24 ago 2012

Calcio e violenza che ogni tanto ritorna e tornerà


La violenza negli stadi è provocata da una gioventù emarginata, che è sempre pronta a odiare: è spesso ai margini della società e si scaglia contro la polizia, i carabinieri.
Questi ragazzi, al limite dell'emarginazione talvolta, ma sempre abituati ad esperienze estreme, si ribellano senza sapere contro chi e per quale motivo lo fa.
Le analisi ci sono e le giustificazioni sono pronte, come le condanne inderogabili, "indiscutibili".
Se dei poco più che ragazzini, minorenni o appena diciottenni, si dedicano a vandalismo, ad aggressioni pure ed insensate, qualche motivo c'è.
Cosa rappresentano per loro le forze dell'Ordine?

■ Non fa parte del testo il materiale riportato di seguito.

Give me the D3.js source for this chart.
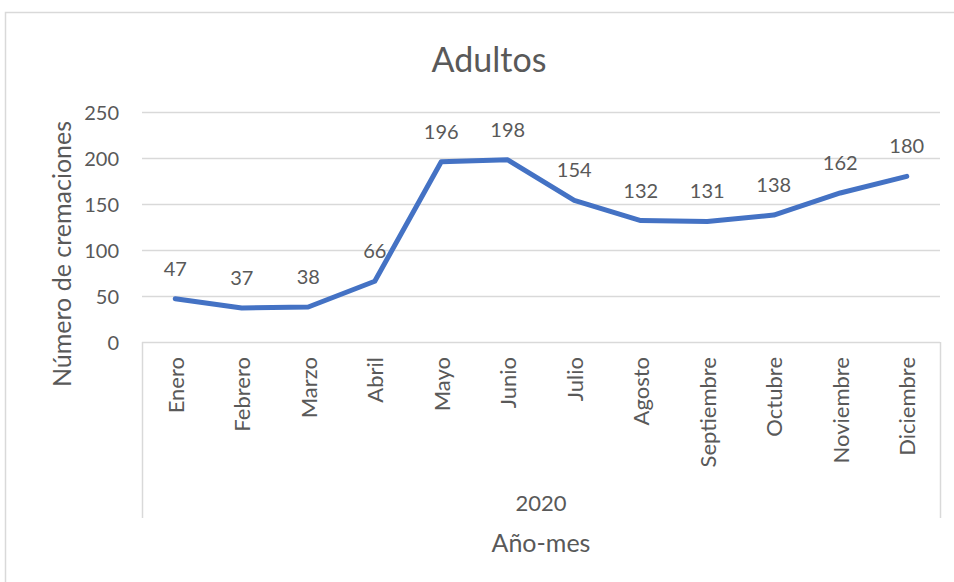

Il potere che gli ha esclusi, lontano e incomprensibile: è per loro il continuo dei metodi di insegnanti malpagati, scocciati, con i loro concetti e i loro pregiudizi.
Questi "monelli" sono stati esclusi da una vita "splendida", quella dei colletti bianchi, del mondo del successo.

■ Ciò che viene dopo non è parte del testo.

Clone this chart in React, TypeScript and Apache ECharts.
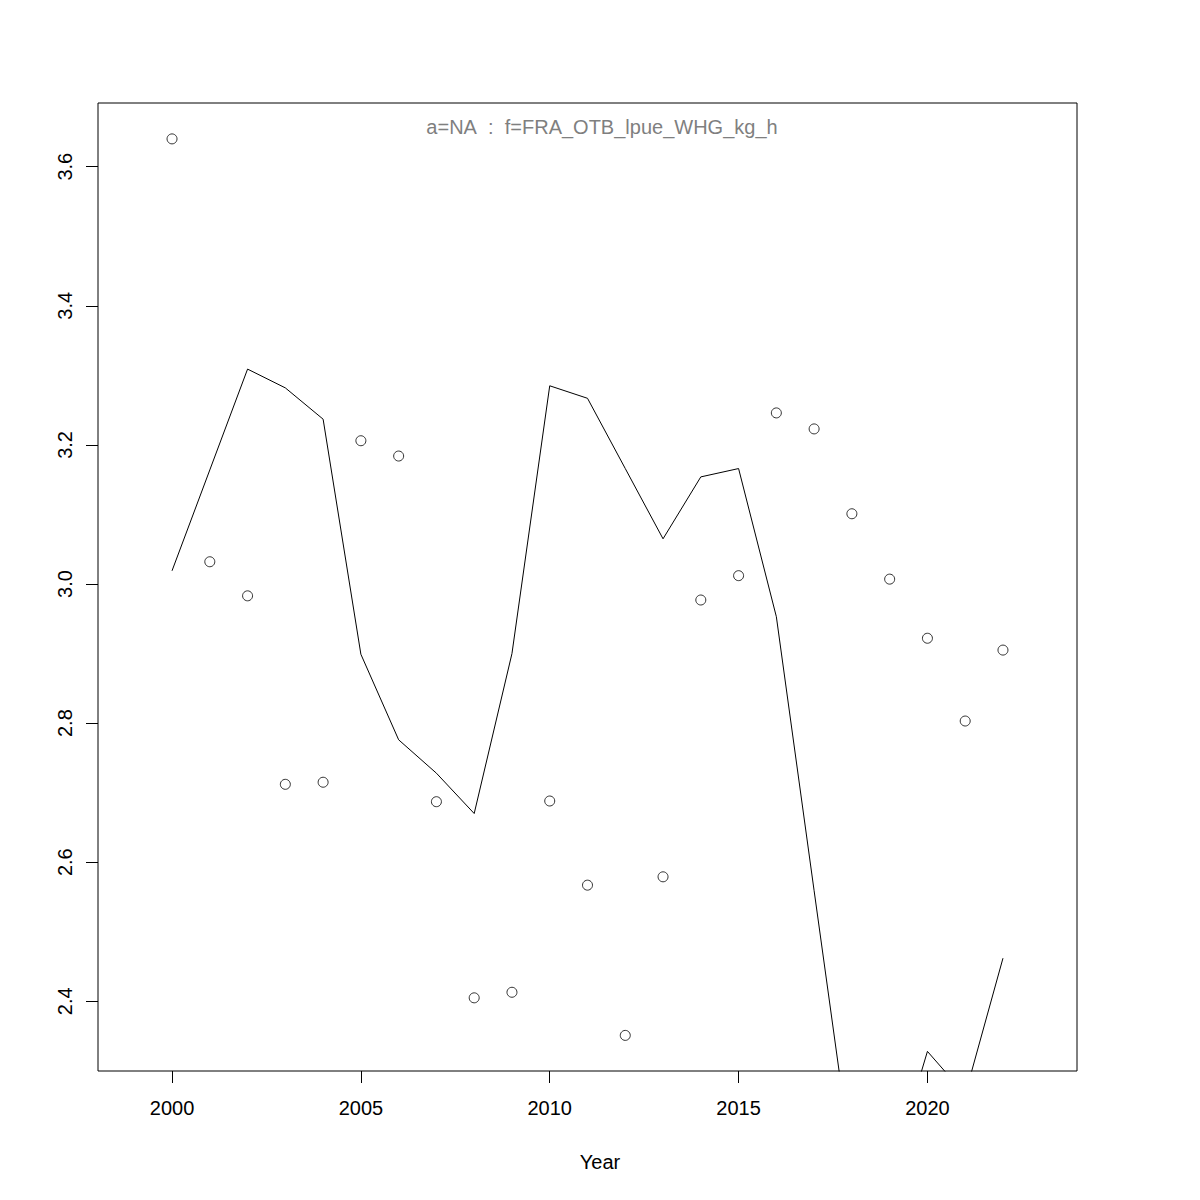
import React, { useEffect, useRef } from "react";
import * as echarts from "echarts";

const years = [2000, 2001, 2002, 2003, 2004, 2005, 2006, 2007, 2008, 2009, 2010, 2011, 2012, 2013, 2014, 2015, 2016, 2017, 2018, 2019, 2020, 2021, 2022];
const observed = [3.640, 3.032, 2.983, 2.712, 2.715, 3.206, 3.184, 2.687, 2.405, 2.413, 2.688, 2.567, 2.351, 2.579, 2.977, 3.012, 3.246, 3.223, 3.101, 3.007, 2.922, 2.803, 2.905];
const fitted = [3.019, 3.164, 3.309, 3.282, 3.237, 2.899, 2.776, 2.728, 2.670, 2.900, 3.285, 3.267, 3.166, 3.065, 3.154, 3.166, 2.953, 2.559, 2.167, 2.146, 2.328, 2.266, 2.462];
const xTicks = [2000, 2005, 2010, 2015, 2020];
const yTicks = [2.4, 2.6, 2.8, 3.0, 3.2, 3.4, 3.6];
const titleText = "a=NA\u00a0\u00a0:\u00a0\u00a0f=FRA_OTB_lpue_WHG_kg_h";
const xName = "Year";

const FONT = "'Liberation Sans', Arial, Helvetica, sans-serif";
const FS = 20;

export default function App() {
  const ref = useRef<HTMLDivElement>(null);
  useEffect(() => {
    if (!ref.current) return;
    const chart = echarts.init(ref.current, undefined, { renderer: "svg" });
    chart.setOption({
      animation: false,
      backgroundColor: "#fff",
      textStyle: { fontFamily: FONT },
      grid: {
        left: 98,
        right: 123,
        top: 103,
        bottom: 129,
        show: true,
        borderColor: "#000",
        borderWidth: 1,
        backgroundColor: "transparent",
      },
      graphic: [
        {
          type: "text",
          x: 602,
          y: 127,
          style: {
            text: titleText,
            fill: "#7f7f7f",
            font: `${FS}px ${FONT}`,
            textAlign: "center",
            textVerticalAlign: "middle",
          },
        },
        {
          type: "text",
          x: 600,
          y: 1162,
          style: {
            text: xName,
            fill: "#000",
            font: `${FS}px ${FONT}`,
            textAlign: "center",
            textVerticalAlign: "middle",
          },
        },
      ],
      xAxis: {
        type: "value",
        min: 1998.04,
        max: 2023.96,
        axisLine: { show: false },
        axisTick: {
          show: true,
          length: 12,
          lineStyle: { color: "#000", width: 1 },
          customValues: xTicks,
        },
        axisLabel: {
          color: "#000",
          fontSize: FS,
          fontFamily: FONT,
          margin: 27,
          customValues: xTicks,
          formatter: (v: number) => String(Math.round(v)),
        },
        splitLine: { show: false },
      },
      yAxis: {
        type: "value",
        min: 2.2998,
        max: 3.6916,
        axisLine: { show: false },
        axisTick: {
          show: true,
          length: 12,
          lineStyle: { color: "#000", width: 1 },
          customValues: yTicks,
        },
        axisLabel: {
          color: "#000",
          fontSize: FS,
          fontFamily: FONT,
          rotate: 90,
          margin: 23,
          customValues: yTicks,
          formatter: (v: number) => v.toFixed(1),
        },
        splitLine: { show: false },
      },
      series: [
        {
          type: "line",
          data: years.map((y, i) => [y, fitted[i]]),
          showSymbol: false,
          symbol: "none",
          clip: true,
          lineStyle: { color: "#000", width: 1 },
          z: 2,
        },
        {
          type: "scatter",
          data: years.map((y, i) => [y, observed[i]]),
          symbol: "circle",
          symbolSize: 10,
          itemStyle: { color: "rgba(0,0,0,0)", borderColor: "#000", borderWidth: 1 },
          z: 3,
        },
      ],
    });
    return () => chart.dispose();
  }, []);
  return (
    <div
      ref={ref}
      style={{ position: "absolute", left: 0, top: 0, width: 1200, height: 1200 }}
    />
  );
}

Dietro a un violento c'è una delusione, un'esclusione, forse per colpa sua: certamente è stato "buttato fuori" da una realtà, considerata per vincenti.

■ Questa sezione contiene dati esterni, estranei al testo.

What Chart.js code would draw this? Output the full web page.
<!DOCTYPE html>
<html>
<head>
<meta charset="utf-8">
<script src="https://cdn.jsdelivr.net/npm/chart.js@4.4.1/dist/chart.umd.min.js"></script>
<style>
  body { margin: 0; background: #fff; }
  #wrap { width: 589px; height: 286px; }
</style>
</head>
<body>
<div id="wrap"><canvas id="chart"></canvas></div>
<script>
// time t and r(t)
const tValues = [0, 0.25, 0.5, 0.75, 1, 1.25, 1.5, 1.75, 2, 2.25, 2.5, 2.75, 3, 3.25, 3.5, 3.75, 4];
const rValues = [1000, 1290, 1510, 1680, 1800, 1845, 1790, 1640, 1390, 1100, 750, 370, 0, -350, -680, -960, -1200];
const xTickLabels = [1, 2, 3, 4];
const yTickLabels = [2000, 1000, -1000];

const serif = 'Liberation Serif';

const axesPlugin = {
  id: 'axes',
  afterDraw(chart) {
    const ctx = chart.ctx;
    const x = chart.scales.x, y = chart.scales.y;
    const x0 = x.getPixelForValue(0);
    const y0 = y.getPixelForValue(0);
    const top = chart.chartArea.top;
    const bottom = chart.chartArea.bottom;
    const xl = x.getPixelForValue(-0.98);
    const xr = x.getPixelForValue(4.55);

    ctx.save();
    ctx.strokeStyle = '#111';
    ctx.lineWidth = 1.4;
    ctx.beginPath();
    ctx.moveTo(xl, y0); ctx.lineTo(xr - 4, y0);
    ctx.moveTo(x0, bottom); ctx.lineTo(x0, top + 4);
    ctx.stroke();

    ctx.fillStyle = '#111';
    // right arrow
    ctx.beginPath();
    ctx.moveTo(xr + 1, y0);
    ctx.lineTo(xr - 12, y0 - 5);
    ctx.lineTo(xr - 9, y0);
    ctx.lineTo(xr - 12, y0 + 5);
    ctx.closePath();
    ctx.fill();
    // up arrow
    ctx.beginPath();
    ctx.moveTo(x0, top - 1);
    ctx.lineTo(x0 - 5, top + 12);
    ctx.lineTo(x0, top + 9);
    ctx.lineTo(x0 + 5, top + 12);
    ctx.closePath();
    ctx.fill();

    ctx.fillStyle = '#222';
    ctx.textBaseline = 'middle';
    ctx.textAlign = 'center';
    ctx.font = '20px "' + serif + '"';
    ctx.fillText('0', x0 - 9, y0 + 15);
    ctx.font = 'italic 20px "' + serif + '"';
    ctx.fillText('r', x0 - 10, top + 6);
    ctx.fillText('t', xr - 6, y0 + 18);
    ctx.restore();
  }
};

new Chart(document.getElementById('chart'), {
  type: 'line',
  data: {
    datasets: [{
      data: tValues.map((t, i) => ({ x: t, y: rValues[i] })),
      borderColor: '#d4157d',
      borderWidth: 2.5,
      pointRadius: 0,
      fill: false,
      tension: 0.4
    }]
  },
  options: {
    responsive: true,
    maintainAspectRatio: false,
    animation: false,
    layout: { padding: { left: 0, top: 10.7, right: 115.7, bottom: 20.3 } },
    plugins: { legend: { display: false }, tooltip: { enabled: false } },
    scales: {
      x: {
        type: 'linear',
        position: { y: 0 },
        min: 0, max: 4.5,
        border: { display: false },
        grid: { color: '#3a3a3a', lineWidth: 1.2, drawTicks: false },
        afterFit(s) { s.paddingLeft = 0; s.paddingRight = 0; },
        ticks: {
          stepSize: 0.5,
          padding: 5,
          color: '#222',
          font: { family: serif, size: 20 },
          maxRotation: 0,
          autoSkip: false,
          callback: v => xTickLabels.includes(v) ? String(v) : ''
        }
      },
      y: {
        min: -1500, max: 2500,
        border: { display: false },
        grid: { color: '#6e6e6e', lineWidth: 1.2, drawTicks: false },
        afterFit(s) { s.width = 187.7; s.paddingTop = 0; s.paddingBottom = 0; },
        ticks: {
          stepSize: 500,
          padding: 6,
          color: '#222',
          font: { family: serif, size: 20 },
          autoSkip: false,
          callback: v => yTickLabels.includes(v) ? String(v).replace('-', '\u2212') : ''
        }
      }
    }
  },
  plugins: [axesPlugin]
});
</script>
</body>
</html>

Infondo dietro a tutto questo c'è il discorso solito e infantile: "Se non posso avere il giocattolo lo spezzo."
I teppisti distruggono ciò che li circonda perché non possono avere, o appartenere ai ceti "giusti": forse qualcuno dovrebbe far loro vedere il mondo sotto un'altra luce.
Pure i "vincenti" non sono poi così "fortunati" come si crede.